The Beans Do More Than Look Pretty
But the three beans aren’t just symbolic decoration either. They’re a sensory engineering mechanism that transforms the drinking experience before the first sip.
The roasted coffee scent hits right as you lift the glass. Without them, the initial scent is dominated by vodka.
The beans also act as a test for the mixologist. If they sink, the foam wasn’t thick enough. If they’re placed carelessly, the bartender doesn’t know the tradition.
The Drink Bartenders Love To Hate
The espresso martini saw 50% growth in just the last year alone. Online searches for “espresso martini” grew by 89% amongst Gen Z in 2024, reaching 1.3 million per month by January 2025.
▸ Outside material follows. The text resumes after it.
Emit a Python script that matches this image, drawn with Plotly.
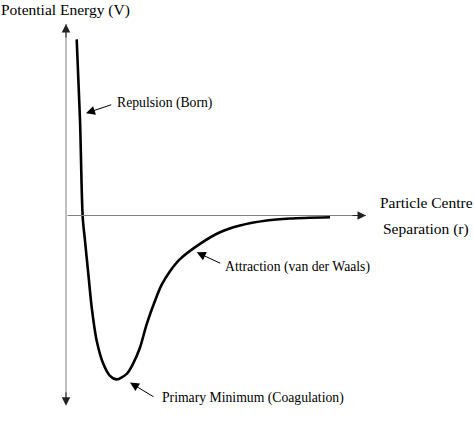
import plotly.graph_objects as go

# Potential energy curve (arbitrary units; r = separation, V = energy)
r_vals = [0.357, 0.467, 0.557, 0.633, 0.743, 0.857, 1.023, 1.243, 1.467, 1.69, 2.023,
          2.217, 2.467, 2.69, 2.967, 3.19, 3.467, 3.8, 4.467, 5.133, 5.8, 6.69, 7.467, 8.8]
V_vals = [5.857, 3.167, -0.057, -0.833, -1.933, -3.057, -4.167, -4.933, -5.333, -5.45, -5.267,
          -4.967, -4.39, -3.61, -2.833, -2.3, -1.85, -1.45, -0.943, -0.557, -0.333, -0.167, -0.1, -0.057]

# axis extents
r_axis_end = 10.0
V_axis_top = 6.37
V_axis_bottom = -6.33

y_title = "Potential Energy (V)"
x_title_lines = ["Particle Centre", "Separation (r)"]
labels = ["Repulsion (Born)", "Attraction (van der Waals)", "Primary Minimum (Coagulation)"]
label_pos = [(1.63, 3.733), (5.23, -1.723), (3.12, -6.057)]
arrow_tails = [(1.557, 3.7), (5.19, -1.61), (2.967, -6.057)]
arrow_tips = [(0.667, 3.4), (4.357, -1.223), (2.133, -5.557)]

FONT = "Liberation Serif, Times New Roman, serif"
AXIS_COLOR = "#808080"

fig = go.Figure()
fig.add_trace(go.Scatter(x=r_vals, y=V_vals, mode="lines",
                         line=dict(color="black", width=2.6, shape="spline", smoothing=0.8),
                         hoverinfo="skip", showlegend=False))

ann = []


def arrow(x0, y0, x1, y1, color, width, size, head=2):
    return dict(x=x1, y=y1, ax=x0, ay=y0, xref="x", yref="y", axref="x", ayref="y",
                text="", showarrow=True, arrowhead=head, arrowsize=size,
                arrowwidth=width, arrowcolor=color, standoff=0, startstandoff=0)


# axes: gray lines with dark arrowheads
ann.append(arrow(0, 0, r_axis_end, 0, AXIS_COLOR, 1, 1, head=0))
ann.append(arrow(0, V_axis_bottom, 0, V_axis_top, AXIS_COLOR, 1, 1, head=0))
ann.append(arrow(r_axis_end - 0.5, 0, r_axis_end, 0, "#222222", 1, 1.7))
ann.append(arrow(0, V_axis_top - 0.5, 0, V_axis_top, "#222222", 1, 1.7))
ann.append(arrow(0, V_axis_bottom + 0.5, 0, V_axis_bottom, "#222222", 1, 1.7))

# label arrows
for (tx, ty), (hx, hy) in zip(arrow_tails, arrow_tips):
    ann.append(arrow(tx, ty, hx, hy, "black", 1, 1.8))

for txt, (lx, ly) in zip(labels, label_pos):
    ann.append(dict(x=lx, y=ly, xref="x", yref="y", text=txt, showarrow=False,
                    xanchor="left", yanchor="middle",
                    font=dict(family=FONT, size=13.7, color="black")))

ann.append(dict(x=0, y=1, xref="paper", yref="paper", text=y_title, showarrow=False,
                xanchor="left", yanchor="top", borderpad=0,
                font=dict(family=FONT, size=15.5, color="black")))
ann.append(dict(x=10.4, y=0.443, xref="x", yref="y", text=x_title_lines[0], showarrow=False,
                xanchor="left", yanchor="middle",
                font=dict(family=FONT, size=15.5, color="black")))
ann.append(dict(x=10.5, y=-0.433, xref="x", yref="y", text=x_title_lines[1], showarrow=False,
                xanchor="left", yanchor="middle",
                font=dict(family=FONT, size=15.5, color="black")))

fig.update_layout(
    width=474, height=423,
    margin=dict(l=0, r=0, t=0, b=0),
    paper_bgcolor="white", plot_bgcolor="white",
    xaxis=dict(range=[-2.2, 13.6], visible=False, fixedrange=True),
    yaxis=dict(range=[-6.9, 7.1667], visible=False, fixedrange=True),
    annotations=ann,
    showlegend=False,
)

fig.write_html("out.html")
It climbed five spots in popularity rankings in the past year and now sits amongst the top six most-ordered drinks in the U.S.
But there’s a problem…
Around the world, people celebrate the espresso martini as their drink of choice, except for the bartenders who make it. The surge in popularity has caused widespread criticism from bartenders because of the effort it takes to make each drink. The cocktail customers love most is the one bartenders increasingly dread.
So the next time you order an espresso martini and see three coffee beans floating on top, you’re not just getting a garnish. You’re getting a piece of verified bizarreness that started with a rude request, evolved through a cinema prank and became a global standard through the power of Italian superstition.